**Stated task**
Only the lines from the start of the data through the line containing "var yTickValues = [-1.0, -0.5, 0.0, 0.5, 1.0];" should be written out, exactly as they are, with both ends included and the pictures left out.

**Recorded data**

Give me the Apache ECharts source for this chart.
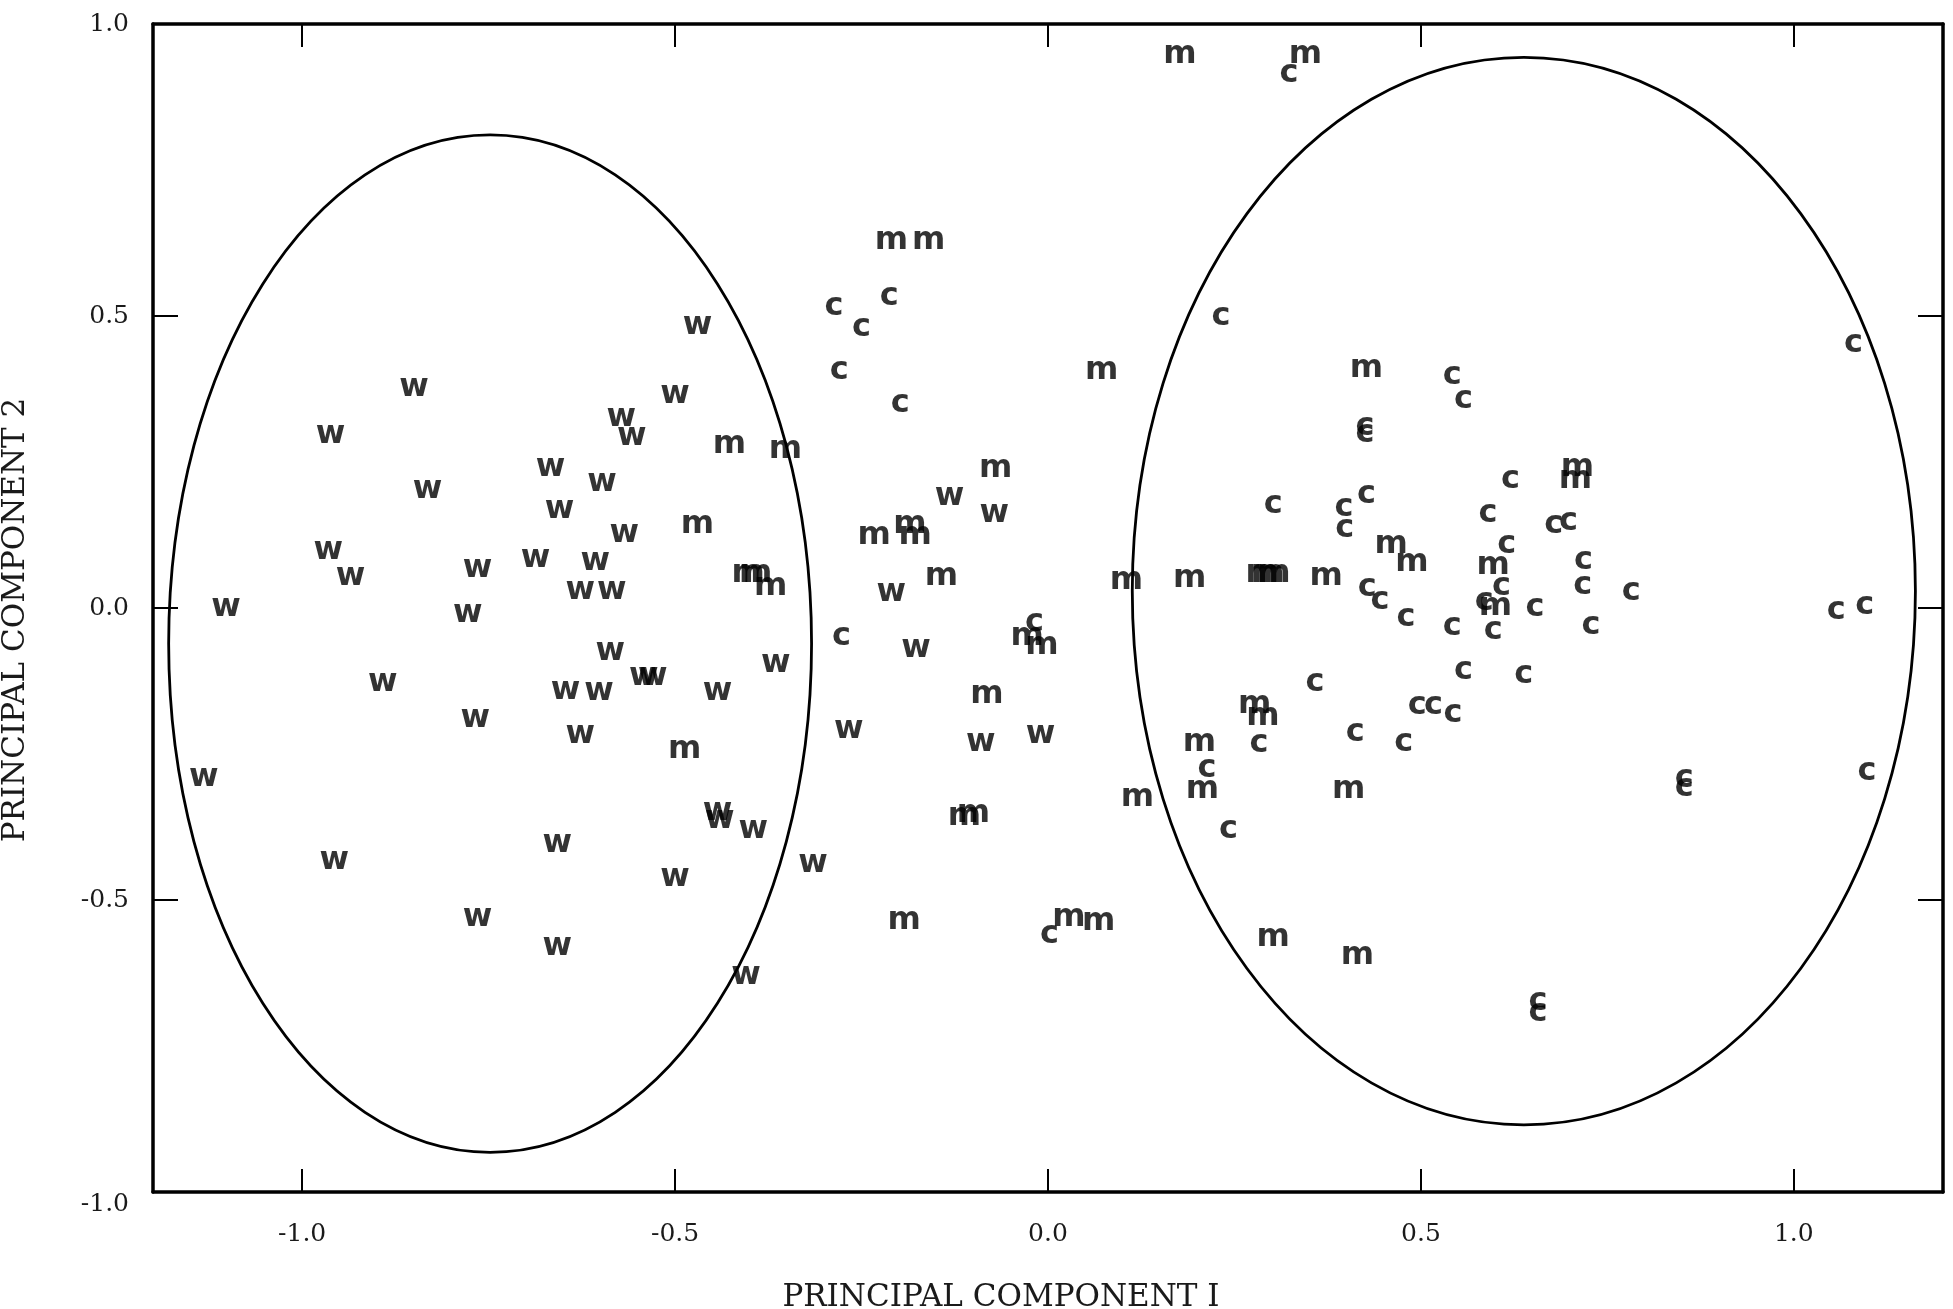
<!DOCTYPE html>
<html>
<head>
<meta charset="utf-8">
<script src="https://cdn.jsdelivr.net/npm/echarts@6/dist/echarts.min.js"></script>
<style>html,body{margin:0;padding:0;background:#fff;}#chart{width:1953px;height:1309px;}</style>
</head>
<body>
<div id="chart"></div>
<script>
// Tick values
var xTickValues = [-1.0, -0.5, 0.0, 0.5, 1.0];
var yTickValues = [-1.0, -0.5, 0.0, 0.5, 1.0];

// Group "w" points [PC1, PC2]
var wPoints = [
[-1.102, 0.000], [-1.132, -0.290], [-0.962, 0.296], [-0.965, 0.098], [-0.935, 0.053],
[-0.850, 0.377], [-0.832, 0.203], [-0.892, -0.128], [-0.765, 0.068], [-0.778, -0.009],
[-0.768, -0.190], [-0.957, -0.433], [-0.765, -0.531], [-0.667, 0.241], [-0.655, 0.168],
[-0.687, 0.085], [-0.598, 0.215], [-0.607, 0.079], [-0.568, 0.128], [-0.627, 0.030],
[-0.585, 0.030], [-0.572, 0.326], [-0.558, 0.294], [-0.500, 0.365], [-0.470, 0.484],
[-0.587, -0.075], [-0.647, -0.141], [-0.602, -0.143], [-0.542, -0.117], [-0.530, -0.117],
[-0.443, -0.143], [-0.365, -0.096], [-0.627, -0.217], [-0.658, -0.403], [-0.658, -0.580],
[-0.500, -0.461], [-0.443, -0.348], [-0.440, -0.362], [-0.395, -0.380], [-0.315, -0.437],
[-0.405, -0.629], [-0.132, 0.190], [-0.072, 0.162], [-0.210, 0.026], [-0.177, -0.070],
[-0.267, -0.209], [-0.090, -0.230], [-0.010, -0.217]
];

// Group "m" points
var mPoints = [
[-0.427, 0.279], [-0.352, 0.271], [-0.470, 0.143], [-0.402, 0.058], [-0.392, 0.058],
[-0.372, 0.036], [-0.487, -0.243], [-0.210, 0.629], [-0.160, 0.629], [0.072, 0.407],
[-0.070, 0.239], [-0.233, 0.124], [-0.185, 0.143], [-0.178, 0.124], [-0.143, 0.053],
[0.105, 0.047], [0.190, 0.051], [0.287, 0.058], [0.295, 0.058], [0.303, 0.058],
[0.373, 0.053], [0.427, 0.409], [0.460, 0.109], [0.488, 0.077], [0.710, 0.241],
[0.707, 0.220], [0.600, 0.002], [0.597, 0.072], [-0.028, -0.049], [-0.008, -0.064],
[-0.082, -0.149], [-0.112, -0.358], [-0.100, -0.352], [-0.193, -0.535], [0.028, -0.531],
[0.068, -0.537], [0.120, -0.324], [0.203, -0.230], [0.207, -0.311], [0.277, -0.166],
[0.288, -0.186], [0.403, -0.311], [0.302, -0.565], [0.415, -0.595], [0.177, 0.947],
[0.345, 0.947]
];

// Group "c" points
var cPoints = [
[-0.287, 0.516], [-0.250, 0.480], [-0.213, 0.533], [-0.280, 0.407], [-0.198, 0.350],
[0.232, 0.499], [0.323, 0.915], [0.425, 0.311], [0.425, 0.299], [0.542, 0.397],
[0.557, 0.356], [1.080, 0.452], [0.302, 0.177], [0.397, 0.171], [0.427, 0.194],
[0.398, 0.136], [0.620, 0.220], [0.590, 0.162], [0.678, 0.143], [0.698, 0.147],
[0.615, 0.109], [0.718, 0.081], [0.717, 0.038], [0.782, 0.028], [0.608, 0.036],
[0.585, 0.011], [0.597, -0.038], [0.428, 0.034], [0.445, 0.013], [0.480, -0.017],
[0.542, -0.032], [0.653, 0.000], [0.728, -0.030], [1.057, -0.004], [1.095, 0.004],
[0.557, -0.107], [0.638, -0.115], [0.358, -0.128], [0.495, -0.168], [0.517, -0.168],
[0.543, -0.181], [0.412, -0.213], [0.283, -0.232], [0.477, -0.230], [0.853, -0.292],
[0.853, -0.307], [1.098, -0.281], [-0.277, -0.049], [-0.018, -0.026], [0.213, -0.275],
[0.242, -0.380], [0.002, -0.559], [0.657, -0.674], [0.657, -0.693]
];

// Ellipses (center x, center y, radius x, radius y) in data units
var ellipseCX = [-0.748, 0.638];
var ellipseCY = [-0.061, 0.029];
var ellipseRX = [0.431, 0.525];
var ellipseRY = [0.871, 0.914];

var xTitle = 'PRINCIPAL COMPONENT I';
var yTitle = 'PRINCIPAL COMPONENT 2';

var ellipseData = ellipseCX.map(function (cx, i) {
  return [cx, ellipseCY[i], ellipseRX[i], ellipseRY[i]];
});

var chart = echarts.init(document.getElementById('chart'), null, {renderer: 'canvas'});

var axisLineStyle = {color: '#000', width: 3.5};
var tickStyle = {color: '#000', width: 2};
var labelFont = {fontFamily: 'DejaVu Serif', fontSize: 25, color: '#1a1a1a'};

function letterSeries(name, pts) {
  return {
    type: 'scatter',
    name: name,
    data: pts,
    symbol: 'circle',
    symbolSize: 1,
    itemStyle: {color: 'rgba(0,0,0,0)'},
    silent: true,
    z: 5,
    label: {
      show: true,
      position: 'inside',
      formatter: name,
      fontFamily: 'DejaVu Sans',
      fontWeight: 'bold',
      fontSize: 32,
      color: '#000',
      align: 'center',
      verticalAlign: 'middle'
    },
    emphasis: {disabled: true}
  };
}

var option = {
  animation: false,
  backgroundColor: '#fff',
  grid: {left: 153, right: 10, top: 24, bottom: 117, containLabel: false, outerBoundsMode: 'none'},
  xAxis: [
    {
      type: 'value', min: -1.2, max: 1.2, position: 'bottom',
      axisLine: {show: true, onZero: false, lineStyle: axisLineStyle},
      axisTick: {show: true, inside: true, length: 23, lineStyle: tickStyle, customValues: xTickValues},
      axisLabel: Object.assign({show: true, margin: 30, customValues: xTickValues,
        formatter: function (v) { return v.toFixed(1); }}, labelFont),
      splitLine: {show: false},
      name: xTitle, nameLocation: 'middle', nameGap: 90,
      nameTextStyle: {fontFamily: 'DejaVu Serif', fontSize: 31, color: '#1a1a1a', padding: [0, 94, 0, 0]}
    },
    {
      type: 'value', min: -1.2, max: 1.2, position: 'top',
      axisLine: {show: true, onZero: false, lineStyle: axisLineStyle},
      axisTick: {show: true, inside: true, length: 23, lineStyle: tickStyle, customValues: xTickValues},
      axisLabel: {show: false},
      splitLine: {show: false}
    }
  ],
  yAxis: [
    {
      type: 'value', min: -1, max: 1, interval: 0.5, position: 'left',
      axisLine: {show: true, onZero: false, lineStyle: axisLineStyle},
      axisTick: {show: true, inside: true, length: 25, lineStyle: tickStyle},
      axisLabel: Object.assign({show: true, margin: 24,
        formatter: function (v) { return v === -1 ? '{low|-1.0}' : v.toFixed(1); },
        rich: {low: {fontFamily: 'DejaVu Serif', fontSize: 25, color: '#1a1a1a', padding: [24, 0, 0, 0]}}
      }, labelFont),
      splitLine: {show: false},
      name: yTitle, nameLocation: 'middle', nameGap: 122, nameRotate: 90,
      nameTextStyle: {fontFamily: 'DejaVu Serif', fontSize: 31, color: '#1a1a1a', padding: [0, 24, 0, 0]}
    },
    {
      type: 'value', min: -1, max: 1, interval: 0.5, position: 'right',
      axisLine: {show: true, onZero: false, lineStyle: axisLineStyle},
      axisTick: {show: true, inside: true, length: 25, lineStyle: tickStyle},
      axisLabel: {show: false},
      splitLine: {show: false}
    }
  ],
  series: [
    {
      type: 'custom',
      name: 'ellipses',
      data: ellipseData,
      encode: {x: 0, y: 1},
      silent: true,
      z: 3,
      renderItem: function (params, api) {
        var c = api.coord([api.value(0), api.value(1)]);
        var s = api.size([api.value(2), api.value(3)]);
        return {
          type: 'ellipse',
          shape: {cx: c[0], cy: c[1], rx: s[0], ry: s[1]},
          style: {fill: 'none', stroke: '#000', lineWidth: 2.8}
        };
      }
    },
    letterSeries('w', wPoints),
    letterSeries('m', mPoints),
    letterSeries('c', cPoints)
  ]
};

chart.setOption(option);
</script>
</body>
</html>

**Completed exercise**
Give me the Apache ECharts source for this chart.
<!DOCTYPE html>
<html>
<head>
<meta charset="utf-8">
<script src="https://cdn.jsdelivr.net/npm/echarts@6/dist/echarts.min.js"></script>
<style>html,body{margin:0;padding:0;background:#fff;}#chart{width:1953px;height:1309px;}</style>
</head>
<body>
<div id="chart"></div>
<script>
// Tick values
var xTickValues = [-1.0, -0.5, 0.0, 0.5, 1.0];
var yTickValues = [-1.0, -0.5, 0.0, 0.5, 1.0];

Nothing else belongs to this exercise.